- THE EXERCISE
Return all lines where the word "this" can be found.

* begin EXERCISE DATA *

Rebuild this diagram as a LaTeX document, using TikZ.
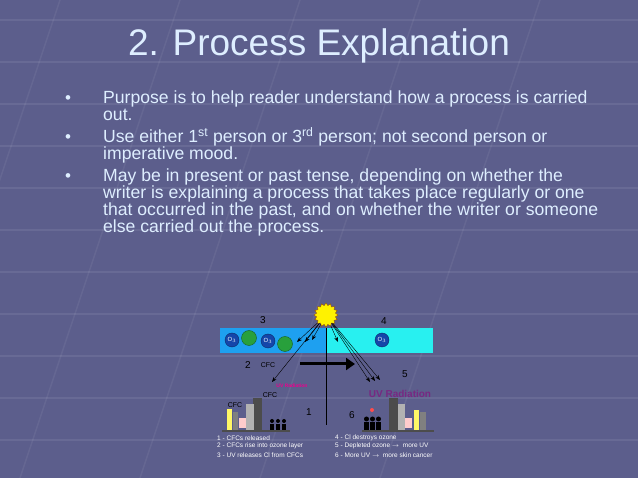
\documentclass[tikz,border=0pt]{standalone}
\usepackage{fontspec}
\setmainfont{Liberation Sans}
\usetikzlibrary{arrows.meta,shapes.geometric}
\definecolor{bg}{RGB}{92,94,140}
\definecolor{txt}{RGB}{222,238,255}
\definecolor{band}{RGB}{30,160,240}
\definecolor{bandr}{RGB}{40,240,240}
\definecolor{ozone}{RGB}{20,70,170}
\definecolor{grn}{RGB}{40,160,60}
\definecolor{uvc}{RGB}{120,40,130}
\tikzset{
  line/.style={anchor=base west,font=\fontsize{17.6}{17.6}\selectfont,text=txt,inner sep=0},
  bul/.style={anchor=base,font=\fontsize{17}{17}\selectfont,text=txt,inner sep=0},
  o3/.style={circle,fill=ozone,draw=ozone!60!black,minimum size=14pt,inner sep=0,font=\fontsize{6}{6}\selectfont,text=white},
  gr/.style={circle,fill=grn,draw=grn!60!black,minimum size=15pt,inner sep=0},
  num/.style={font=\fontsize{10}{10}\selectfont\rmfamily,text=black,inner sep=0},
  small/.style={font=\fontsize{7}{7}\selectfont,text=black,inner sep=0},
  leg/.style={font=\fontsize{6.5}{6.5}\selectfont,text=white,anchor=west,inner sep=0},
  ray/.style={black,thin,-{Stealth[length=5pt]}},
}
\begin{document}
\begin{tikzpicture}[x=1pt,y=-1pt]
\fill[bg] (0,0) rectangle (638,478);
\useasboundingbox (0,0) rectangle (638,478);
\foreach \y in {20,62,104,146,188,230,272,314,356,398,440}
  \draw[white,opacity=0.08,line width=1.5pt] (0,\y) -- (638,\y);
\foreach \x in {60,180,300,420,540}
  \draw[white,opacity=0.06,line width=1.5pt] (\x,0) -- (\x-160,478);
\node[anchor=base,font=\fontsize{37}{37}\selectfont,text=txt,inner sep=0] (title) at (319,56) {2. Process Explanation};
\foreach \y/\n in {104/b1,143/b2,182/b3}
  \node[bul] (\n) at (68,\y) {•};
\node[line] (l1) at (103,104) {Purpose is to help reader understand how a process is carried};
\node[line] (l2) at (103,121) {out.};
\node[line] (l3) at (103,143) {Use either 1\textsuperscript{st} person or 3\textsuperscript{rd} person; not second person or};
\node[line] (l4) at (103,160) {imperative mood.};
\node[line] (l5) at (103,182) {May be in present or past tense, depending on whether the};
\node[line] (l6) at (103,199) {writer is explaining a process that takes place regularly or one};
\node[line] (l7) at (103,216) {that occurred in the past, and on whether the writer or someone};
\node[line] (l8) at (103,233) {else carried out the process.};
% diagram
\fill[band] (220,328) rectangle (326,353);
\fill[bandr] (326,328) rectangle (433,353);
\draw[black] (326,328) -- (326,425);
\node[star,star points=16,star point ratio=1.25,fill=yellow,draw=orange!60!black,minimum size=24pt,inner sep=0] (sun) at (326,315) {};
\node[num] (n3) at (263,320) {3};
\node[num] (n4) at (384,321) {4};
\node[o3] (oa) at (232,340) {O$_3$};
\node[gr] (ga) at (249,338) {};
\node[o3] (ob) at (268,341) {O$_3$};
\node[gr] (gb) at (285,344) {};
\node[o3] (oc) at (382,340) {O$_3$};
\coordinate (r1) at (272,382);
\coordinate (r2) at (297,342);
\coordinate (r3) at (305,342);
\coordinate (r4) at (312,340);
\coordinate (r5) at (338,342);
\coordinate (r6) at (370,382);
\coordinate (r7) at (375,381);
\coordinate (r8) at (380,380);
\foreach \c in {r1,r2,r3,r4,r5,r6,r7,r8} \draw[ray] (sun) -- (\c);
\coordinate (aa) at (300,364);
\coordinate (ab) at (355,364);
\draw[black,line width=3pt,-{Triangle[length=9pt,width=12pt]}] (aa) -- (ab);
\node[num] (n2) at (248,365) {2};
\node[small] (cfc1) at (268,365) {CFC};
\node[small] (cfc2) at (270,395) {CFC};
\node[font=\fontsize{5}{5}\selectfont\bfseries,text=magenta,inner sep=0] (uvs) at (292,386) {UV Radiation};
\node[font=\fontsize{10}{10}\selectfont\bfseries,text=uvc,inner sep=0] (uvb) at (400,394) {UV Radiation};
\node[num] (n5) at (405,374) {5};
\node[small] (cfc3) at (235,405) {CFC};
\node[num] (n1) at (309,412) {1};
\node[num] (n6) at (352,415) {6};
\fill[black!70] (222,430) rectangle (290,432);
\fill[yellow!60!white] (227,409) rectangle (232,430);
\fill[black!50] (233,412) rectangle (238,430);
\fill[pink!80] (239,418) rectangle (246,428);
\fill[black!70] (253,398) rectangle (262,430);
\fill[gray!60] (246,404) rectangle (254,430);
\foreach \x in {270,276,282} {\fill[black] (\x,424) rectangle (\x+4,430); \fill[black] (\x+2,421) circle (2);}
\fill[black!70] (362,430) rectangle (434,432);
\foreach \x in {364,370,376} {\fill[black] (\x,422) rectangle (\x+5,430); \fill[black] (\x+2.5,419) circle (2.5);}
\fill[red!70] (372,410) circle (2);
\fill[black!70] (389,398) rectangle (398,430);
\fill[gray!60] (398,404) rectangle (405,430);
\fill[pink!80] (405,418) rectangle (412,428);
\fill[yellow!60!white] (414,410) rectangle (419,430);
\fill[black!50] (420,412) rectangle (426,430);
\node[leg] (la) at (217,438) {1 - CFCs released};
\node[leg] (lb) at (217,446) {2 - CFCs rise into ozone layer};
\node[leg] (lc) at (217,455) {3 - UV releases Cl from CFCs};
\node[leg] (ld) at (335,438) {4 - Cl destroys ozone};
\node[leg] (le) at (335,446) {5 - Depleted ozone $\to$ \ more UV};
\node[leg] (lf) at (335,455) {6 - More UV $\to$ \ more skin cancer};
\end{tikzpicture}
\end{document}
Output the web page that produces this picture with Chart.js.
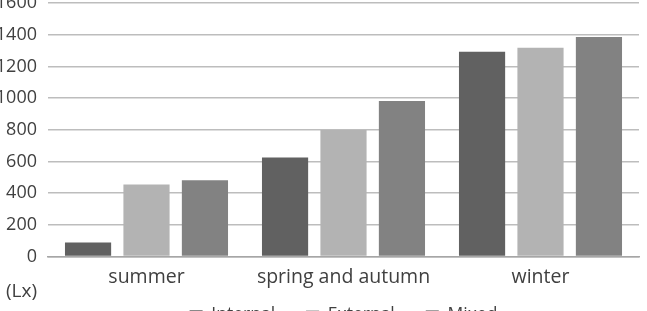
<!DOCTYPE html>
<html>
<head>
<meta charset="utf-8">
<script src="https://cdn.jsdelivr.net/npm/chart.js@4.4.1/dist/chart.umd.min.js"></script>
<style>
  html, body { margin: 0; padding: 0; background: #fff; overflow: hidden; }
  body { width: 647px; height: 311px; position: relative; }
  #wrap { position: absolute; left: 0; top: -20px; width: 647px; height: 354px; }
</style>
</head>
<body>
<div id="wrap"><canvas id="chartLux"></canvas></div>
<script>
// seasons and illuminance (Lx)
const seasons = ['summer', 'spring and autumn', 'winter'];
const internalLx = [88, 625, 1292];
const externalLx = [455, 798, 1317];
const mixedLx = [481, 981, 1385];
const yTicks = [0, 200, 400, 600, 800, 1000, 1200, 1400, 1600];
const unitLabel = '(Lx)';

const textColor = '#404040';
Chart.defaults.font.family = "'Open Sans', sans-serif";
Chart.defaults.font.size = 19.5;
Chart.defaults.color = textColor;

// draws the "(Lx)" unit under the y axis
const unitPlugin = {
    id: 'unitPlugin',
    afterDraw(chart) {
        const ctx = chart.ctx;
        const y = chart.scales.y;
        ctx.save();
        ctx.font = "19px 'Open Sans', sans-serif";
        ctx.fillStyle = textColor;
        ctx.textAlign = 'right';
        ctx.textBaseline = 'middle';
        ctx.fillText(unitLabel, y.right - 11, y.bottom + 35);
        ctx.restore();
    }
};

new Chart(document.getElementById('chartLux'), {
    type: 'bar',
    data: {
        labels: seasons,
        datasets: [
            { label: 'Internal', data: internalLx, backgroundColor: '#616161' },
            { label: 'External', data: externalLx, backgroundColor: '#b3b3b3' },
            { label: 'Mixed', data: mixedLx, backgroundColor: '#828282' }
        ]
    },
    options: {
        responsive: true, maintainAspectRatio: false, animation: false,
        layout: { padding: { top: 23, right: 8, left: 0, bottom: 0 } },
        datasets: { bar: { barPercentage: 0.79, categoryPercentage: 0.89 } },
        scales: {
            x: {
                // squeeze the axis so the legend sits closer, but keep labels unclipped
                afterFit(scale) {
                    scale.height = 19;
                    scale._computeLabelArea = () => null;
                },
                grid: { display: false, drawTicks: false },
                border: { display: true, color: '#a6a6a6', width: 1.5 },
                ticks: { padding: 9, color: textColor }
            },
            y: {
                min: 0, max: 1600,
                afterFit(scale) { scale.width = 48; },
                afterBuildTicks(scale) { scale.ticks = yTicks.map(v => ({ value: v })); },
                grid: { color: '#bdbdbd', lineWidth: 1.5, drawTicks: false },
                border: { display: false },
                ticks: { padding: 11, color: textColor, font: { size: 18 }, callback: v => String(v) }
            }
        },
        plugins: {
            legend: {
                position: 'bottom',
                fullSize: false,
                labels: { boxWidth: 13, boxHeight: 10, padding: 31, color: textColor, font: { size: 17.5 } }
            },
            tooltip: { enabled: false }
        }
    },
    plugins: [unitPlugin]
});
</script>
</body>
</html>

* end EXERCISE DATA *

- EXERCISE OUTPUT
Rebuild this diagram as a LaTeX document, using TikZ.
Output the web page that produces this picture with Chart.js.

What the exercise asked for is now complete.